Yes, locales are easily one of the contenders for "worst design mistake in C", though of course there is a lot of competition in this space ;)

alexdowad commented 2 years ago

I think basing this off mbstring.language is viable, though we'd want to make sure that the language can also be passed explicitly to the relevant case-conversion functions, so as to avoid dependence on global state. I don't think that adding per-language functions makes sense.

OK, cool. Would adding an optional 3rd argument to mb_strtolower et al require an RFC or something?

The languages recognized by mbstring are English, German, Armenian, Japanese, Korean, Russian, Turkish, Ukrainian, and Chinese. Then we have languages called "neutral" and "universal". 🤷‍♂️

So we would need to add Lithuanian and Azeri there?

Supporting Turkish case folding rules at least would probably be of some value, as the way dotted i is handled under default case folding is often perceived as undesirable (creates I with an additional combining mark). I believe we already special-case one Turkish legacy encoding in this regard.

OK. More homework for me to look into that. I guess we would keep the same behavior to avoid a BC break, even if mbstring.language is not Turkish?

Yes, locales are easily one of the contenders for "worst design mistake in C", though of course there is a lot of competition in this space ;)

OK, thanks for confirming my feelings on that issue.

Side note: Have you ever seen the implementation of the POSIX/C locale APIs in musl libc? It's not to be missed.

cmb69 commented 2 years ago

If we are not sure about the language-sensitive mappings, maybe we should just go for the language-insensitive mappings for now.
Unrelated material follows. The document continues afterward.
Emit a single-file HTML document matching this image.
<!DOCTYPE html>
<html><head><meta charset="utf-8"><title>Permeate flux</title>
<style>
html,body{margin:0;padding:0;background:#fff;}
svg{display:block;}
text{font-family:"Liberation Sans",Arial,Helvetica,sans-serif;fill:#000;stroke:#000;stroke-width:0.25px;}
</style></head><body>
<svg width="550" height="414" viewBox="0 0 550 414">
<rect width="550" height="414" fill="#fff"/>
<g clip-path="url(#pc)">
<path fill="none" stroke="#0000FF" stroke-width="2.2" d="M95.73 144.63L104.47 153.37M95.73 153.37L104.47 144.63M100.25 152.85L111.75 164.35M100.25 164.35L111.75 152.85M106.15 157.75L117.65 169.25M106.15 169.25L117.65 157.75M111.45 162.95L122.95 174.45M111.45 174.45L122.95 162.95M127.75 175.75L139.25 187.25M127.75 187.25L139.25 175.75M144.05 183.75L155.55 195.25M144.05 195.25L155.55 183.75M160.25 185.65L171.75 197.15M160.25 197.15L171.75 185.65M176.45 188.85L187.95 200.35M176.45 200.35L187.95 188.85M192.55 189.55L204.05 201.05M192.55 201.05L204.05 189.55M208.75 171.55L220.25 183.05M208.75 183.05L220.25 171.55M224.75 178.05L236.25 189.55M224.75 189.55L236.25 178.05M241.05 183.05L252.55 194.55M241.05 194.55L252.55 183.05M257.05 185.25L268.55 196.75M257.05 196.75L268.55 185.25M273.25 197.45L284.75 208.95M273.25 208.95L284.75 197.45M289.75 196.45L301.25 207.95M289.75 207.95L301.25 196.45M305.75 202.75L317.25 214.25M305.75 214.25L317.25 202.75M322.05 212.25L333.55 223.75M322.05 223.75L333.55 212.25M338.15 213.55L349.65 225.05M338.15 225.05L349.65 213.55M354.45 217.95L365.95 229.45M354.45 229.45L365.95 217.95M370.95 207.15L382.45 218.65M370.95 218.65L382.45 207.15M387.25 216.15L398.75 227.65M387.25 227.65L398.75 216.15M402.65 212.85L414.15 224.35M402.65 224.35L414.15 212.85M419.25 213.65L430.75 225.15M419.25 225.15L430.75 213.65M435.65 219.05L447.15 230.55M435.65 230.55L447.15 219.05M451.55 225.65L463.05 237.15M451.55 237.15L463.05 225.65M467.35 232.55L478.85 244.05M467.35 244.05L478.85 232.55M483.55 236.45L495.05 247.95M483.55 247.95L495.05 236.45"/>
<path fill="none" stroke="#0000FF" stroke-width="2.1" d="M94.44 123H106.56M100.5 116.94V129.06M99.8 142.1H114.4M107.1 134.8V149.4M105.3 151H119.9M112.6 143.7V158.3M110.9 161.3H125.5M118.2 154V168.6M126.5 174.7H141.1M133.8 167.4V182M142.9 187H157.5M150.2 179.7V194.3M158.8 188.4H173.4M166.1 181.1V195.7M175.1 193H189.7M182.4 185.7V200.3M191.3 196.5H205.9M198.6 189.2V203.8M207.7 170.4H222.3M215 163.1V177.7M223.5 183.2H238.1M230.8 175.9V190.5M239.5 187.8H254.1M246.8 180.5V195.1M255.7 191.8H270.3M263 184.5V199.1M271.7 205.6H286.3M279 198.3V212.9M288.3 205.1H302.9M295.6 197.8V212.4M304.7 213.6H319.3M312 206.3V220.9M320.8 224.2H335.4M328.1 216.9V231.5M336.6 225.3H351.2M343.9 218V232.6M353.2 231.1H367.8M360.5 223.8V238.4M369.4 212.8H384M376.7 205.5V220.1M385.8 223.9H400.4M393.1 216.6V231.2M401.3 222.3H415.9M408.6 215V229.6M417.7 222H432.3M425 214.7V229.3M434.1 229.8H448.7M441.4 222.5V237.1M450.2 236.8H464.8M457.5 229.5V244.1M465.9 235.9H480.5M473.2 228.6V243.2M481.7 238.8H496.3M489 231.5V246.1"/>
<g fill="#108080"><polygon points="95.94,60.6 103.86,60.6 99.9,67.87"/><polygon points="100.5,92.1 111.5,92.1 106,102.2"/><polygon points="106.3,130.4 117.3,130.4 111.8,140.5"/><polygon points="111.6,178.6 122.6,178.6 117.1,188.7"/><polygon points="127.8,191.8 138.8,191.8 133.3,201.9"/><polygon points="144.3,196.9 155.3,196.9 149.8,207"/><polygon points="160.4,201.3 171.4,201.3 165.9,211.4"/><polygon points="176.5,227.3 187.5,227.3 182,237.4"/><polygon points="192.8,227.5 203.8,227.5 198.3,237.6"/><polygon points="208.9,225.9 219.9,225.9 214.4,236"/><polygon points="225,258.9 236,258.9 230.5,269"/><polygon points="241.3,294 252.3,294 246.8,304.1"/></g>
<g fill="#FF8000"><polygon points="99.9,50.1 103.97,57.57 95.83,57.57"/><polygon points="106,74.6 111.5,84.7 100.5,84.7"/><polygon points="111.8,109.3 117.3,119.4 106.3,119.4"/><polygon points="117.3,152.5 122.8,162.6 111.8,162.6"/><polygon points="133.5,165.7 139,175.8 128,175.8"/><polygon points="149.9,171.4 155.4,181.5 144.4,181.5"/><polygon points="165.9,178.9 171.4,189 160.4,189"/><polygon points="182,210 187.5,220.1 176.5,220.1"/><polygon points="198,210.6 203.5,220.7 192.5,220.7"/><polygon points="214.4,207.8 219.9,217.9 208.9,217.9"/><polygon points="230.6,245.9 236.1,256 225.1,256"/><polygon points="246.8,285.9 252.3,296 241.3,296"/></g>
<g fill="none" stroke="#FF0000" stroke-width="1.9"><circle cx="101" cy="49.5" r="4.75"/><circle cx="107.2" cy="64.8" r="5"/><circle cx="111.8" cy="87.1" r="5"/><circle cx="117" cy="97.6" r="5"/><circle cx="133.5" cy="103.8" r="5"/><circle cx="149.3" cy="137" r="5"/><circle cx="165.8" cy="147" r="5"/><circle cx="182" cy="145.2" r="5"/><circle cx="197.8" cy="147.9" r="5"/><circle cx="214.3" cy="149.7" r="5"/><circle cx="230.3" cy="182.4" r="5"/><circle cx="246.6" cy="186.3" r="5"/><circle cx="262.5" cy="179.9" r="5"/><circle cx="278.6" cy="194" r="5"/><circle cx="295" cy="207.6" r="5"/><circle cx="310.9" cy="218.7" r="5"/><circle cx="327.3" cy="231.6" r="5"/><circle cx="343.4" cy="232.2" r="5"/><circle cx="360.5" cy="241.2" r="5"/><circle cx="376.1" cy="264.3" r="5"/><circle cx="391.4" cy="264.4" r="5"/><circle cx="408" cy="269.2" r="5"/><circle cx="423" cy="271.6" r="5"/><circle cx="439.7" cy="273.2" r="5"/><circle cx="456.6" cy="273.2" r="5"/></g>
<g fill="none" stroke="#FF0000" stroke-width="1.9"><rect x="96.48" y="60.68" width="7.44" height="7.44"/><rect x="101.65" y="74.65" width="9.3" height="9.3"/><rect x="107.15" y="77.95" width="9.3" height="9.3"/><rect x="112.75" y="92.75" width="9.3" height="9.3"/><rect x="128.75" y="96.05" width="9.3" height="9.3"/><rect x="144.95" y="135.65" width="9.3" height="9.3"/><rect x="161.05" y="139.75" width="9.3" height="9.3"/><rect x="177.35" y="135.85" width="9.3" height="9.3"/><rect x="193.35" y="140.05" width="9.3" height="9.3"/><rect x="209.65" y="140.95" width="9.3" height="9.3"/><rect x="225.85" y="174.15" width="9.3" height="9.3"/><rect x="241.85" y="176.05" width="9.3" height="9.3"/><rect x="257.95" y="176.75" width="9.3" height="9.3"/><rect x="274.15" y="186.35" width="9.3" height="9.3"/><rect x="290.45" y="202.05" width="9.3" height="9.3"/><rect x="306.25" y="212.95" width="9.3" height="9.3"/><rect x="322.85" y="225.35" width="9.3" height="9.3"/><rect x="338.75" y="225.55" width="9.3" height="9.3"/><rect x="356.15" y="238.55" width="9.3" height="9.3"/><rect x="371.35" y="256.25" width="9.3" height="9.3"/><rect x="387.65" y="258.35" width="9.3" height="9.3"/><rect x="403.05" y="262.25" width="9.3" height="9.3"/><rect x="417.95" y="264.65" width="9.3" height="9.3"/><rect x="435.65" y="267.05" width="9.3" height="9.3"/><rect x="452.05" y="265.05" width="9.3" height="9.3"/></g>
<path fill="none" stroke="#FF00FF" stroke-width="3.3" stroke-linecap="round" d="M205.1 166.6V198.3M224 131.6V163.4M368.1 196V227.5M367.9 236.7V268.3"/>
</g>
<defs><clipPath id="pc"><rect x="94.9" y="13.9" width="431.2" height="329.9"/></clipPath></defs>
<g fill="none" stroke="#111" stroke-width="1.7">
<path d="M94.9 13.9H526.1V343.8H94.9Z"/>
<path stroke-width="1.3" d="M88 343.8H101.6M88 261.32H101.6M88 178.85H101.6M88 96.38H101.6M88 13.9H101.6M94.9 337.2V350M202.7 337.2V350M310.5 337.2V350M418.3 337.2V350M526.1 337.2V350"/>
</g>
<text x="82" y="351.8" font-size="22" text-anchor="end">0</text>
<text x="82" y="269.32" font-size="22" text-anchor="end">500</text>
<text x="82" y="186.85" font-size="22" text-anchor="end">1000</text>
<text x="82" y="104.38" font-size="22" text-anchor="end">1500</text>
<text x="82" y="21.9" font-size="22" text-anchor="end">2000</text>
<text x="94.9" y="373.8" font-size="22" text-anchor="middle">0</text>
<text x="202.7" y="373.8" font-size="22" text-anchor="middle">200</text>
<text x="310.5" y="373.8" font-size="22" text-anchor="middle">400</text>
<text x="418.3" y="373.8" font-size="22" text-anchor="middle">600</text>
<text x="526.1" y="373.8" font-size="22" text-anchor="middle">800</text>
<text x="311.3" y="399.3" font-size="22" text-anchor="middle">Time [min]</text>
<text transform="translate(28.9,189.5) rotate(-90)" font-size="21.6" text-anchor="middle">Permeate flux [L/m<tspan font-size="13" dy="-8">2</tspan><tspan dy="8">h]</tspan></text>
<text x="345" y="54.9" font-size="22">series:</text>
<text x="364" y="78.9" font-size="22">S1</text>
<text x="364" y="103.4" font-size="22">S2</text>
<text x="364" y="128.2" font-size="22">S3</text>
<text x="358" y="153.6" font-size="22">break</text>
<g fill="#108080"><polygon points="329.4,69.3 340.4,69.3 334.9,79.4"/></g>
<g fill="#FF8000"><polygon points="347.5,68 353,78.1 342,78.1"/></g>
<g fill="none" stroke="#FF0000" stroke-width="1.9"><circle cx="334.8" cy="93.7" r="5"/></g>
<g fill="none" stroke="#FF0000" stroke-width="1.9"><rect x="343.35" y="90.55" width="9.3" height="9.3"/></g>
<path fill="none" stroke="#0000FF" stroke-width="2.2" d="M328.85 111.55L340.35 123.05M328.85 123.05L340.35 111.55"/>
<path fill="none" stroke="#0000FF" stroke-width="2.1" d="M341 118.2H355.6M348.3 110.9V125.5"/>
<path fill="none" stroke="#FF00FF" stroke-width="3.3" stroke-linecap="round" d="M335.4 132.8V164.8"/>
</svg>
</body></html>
alexdowad commented 2 years ago

If we are not sure about the language-sensitive mappings, maybe we should just go for the language-insensitive mappings for now.

I'm also cool with that.

Again, so as to move forward with this one, it will be much appreciated if my currently open PR for mbstring can be reviewed. I think it's in the critical path.
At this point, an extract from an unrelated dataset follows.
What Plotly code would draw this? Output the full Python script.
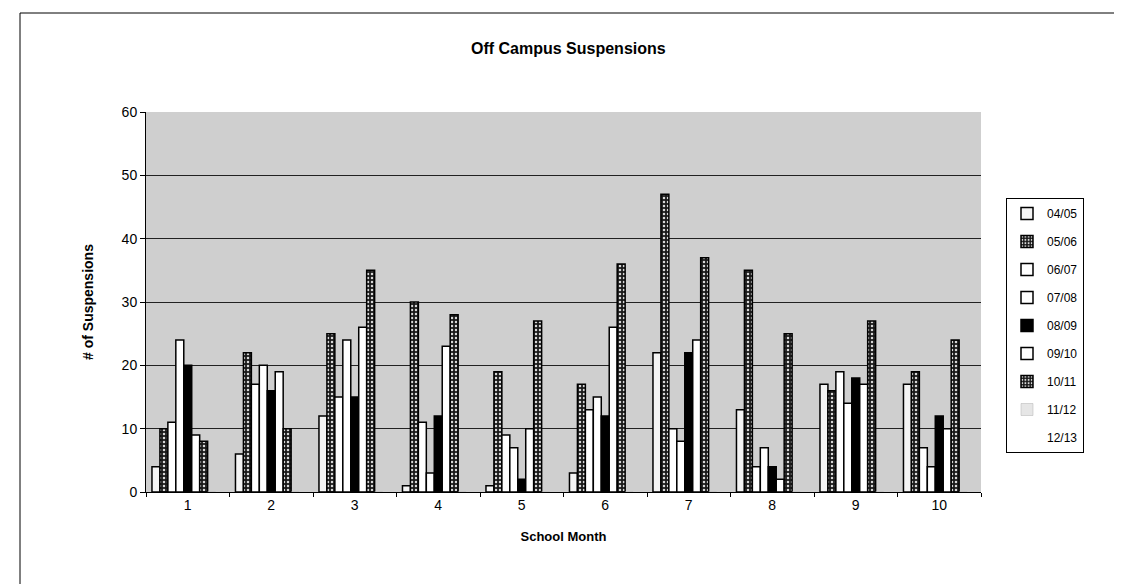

Kos-M commented 2 years ago

This affected me also. Quick workarround:

<?php

    /**
     * Splits given text to words seperated by space ,
     * then checks if there is σ instead of ς in last character of each word.
     * Returns corrected text.
     */
    function fixTrailingSigmas($textToCorrect){
        $replacement = "ς";    // What you want to replace the last character with
        $words  = explode(  ' ', $textToCorrect );
        $corrected = $textToCorrect;
        $ans = [];
        foreach ($words as $w ){
            $fixed = $w;
            if ( mb_strpos( mb_substr($w, -1)  , 'σ') === 0 ){
                $fixed =  mb_substr($w, 0, -1).$replacement;
            } 
            array_push( $ans , $fixed);
        }
        $corrected = implode( ' ', $ans);
        return $corrected;
    }
noraj commented 1 year ago

I'm not sure whether MBString should implement these conditional mappings at all; the language-sensitive mappings would require some way to specify the language

For full case mapping, you have:

I wonder how many Lithuanian, Turkish, and Azeri PHP users there are? PHP is a popular programming language, so there are almost certainly a few.
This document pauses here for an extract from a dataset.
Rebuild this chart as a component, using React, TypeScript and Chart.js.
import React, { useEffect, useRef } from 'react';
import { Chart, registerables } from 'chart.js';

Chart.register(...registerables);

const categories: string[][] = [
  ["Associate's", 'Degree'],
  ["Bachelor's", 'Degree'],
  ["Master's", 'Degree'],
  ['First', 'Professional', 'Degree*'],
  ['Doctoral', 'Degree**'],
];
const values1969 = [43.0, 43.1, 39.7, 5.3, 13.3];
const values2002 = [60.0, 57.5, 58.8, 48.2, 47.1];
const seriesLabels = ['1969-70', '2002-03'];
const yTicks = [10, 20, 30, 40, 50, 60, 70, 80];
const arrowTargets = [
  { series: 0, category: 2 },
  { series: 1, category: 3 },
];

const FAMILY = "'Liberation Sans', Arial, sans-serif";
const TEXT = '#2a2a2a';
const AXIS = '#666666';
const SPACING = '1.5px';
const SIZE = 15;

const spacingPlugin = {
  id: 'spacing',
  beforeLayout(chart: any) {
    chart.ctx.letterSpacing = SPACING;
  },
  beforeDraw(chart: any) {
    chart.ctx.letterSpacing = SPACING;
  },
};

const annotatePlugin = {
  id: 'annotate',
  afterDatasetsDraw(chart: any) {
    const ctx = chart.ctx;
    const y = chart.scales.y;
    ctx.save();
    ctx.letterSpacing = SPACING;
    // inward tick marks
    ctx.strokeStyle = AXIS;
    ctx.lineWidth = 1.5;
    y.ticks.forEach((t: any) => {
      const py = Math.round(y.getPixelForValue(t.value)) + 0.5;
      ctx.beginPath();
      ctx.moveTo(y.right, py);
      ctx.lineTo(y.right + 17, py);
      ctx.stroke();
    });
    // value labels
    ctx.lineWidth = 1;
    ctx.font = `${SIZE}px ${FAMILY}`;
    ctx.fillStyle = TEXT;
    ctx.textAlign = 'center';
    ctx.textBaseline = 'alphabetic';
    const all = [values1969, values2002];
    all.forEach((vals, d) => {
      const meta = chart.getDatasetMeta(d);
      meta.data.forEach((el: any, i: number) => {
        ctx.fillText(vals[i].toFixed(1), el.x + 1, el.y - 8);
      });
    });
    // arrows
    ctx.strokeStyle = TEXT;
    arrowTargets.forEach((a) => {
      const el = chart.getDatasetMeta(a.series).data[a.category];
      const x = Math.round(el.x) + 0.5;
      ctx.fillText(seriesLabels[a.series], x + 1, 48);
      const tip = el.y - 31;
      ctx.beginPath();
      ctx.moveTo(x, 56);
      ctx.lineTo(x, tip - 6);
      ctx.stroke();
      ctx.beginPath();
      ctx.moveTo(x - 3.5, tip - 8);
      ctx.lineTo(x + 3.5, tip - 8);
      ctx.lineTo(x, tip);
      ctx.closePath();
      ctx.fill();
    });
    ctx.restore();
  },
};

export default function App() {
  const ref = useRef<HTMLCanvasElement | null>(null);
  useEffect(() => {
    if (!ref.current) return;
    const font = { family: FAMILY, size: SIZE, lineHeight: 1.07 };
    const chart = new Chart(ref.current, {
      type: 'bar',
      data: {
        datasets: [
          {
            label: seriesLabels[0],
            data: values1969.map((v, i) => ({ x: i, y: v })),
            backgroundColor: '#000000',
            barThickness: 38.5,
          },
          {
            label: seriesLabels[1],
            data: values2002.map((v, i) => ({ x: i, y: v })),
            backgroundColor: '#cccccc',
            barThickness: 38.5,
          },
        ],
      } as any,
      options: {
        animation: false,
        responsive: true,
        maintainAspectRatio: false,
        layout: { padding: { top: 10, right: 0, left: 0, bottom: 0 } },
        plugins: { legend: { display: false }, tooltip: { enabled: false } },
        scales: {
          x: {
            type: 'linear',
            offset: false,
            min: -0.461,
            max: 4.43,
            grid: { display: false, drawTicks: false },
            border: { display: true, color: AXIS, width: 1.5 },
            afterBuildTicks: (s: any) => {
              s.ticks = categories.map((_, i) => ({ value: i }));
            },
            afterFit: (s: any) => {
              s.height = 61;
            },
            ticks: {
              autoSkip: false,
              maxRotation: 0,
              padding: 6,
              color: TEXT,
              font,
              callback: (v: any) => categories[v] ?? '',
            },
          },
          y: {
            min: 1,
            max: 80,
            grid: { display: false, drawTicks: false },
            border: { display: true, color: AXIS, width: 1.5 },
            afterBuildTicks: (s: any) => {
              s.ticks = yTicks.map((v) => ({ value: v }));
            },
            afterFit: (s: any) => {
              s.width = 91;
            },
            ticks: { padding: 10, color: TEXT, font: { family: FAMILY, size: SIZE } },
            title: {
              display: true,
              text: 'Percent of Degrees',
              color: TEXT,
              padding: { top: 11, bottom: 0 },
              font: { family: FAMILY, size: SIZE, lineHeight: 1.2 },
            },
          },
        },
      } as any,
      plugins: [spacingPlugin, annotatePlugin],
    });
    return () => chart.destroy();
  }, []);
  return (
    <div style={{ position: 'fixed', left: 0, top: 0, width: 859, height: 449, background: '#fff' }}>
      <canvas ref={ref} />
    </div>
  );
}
Even if there isn't any PHP dev in those countries (and I believe there are), international companies like Facebook have users all around the worlds including in those countries.

If we have a significant number of e.g. Lithuanian users, I wonder if we might introduce a variant of mb_strtolower called mb_strtolower_lithuanian or something like that.

In other languages you have either a language independent and a language dependent version of the function or you have only one function that is language dependent. In both case you most always have a locale autodetection and an optional argument where you can specify the locale to override the autodetection. Actually in PHP none of the mb_ string manipulation functions take into consideration the locale so you would have to call locale_get_default before and after each mb_ call that wouldn't be viable, so most mb_ functions would need to be updated to have a locale optional argument added. I don't think adding a variant per language like mb_strtolower_lithuanian is reasonable.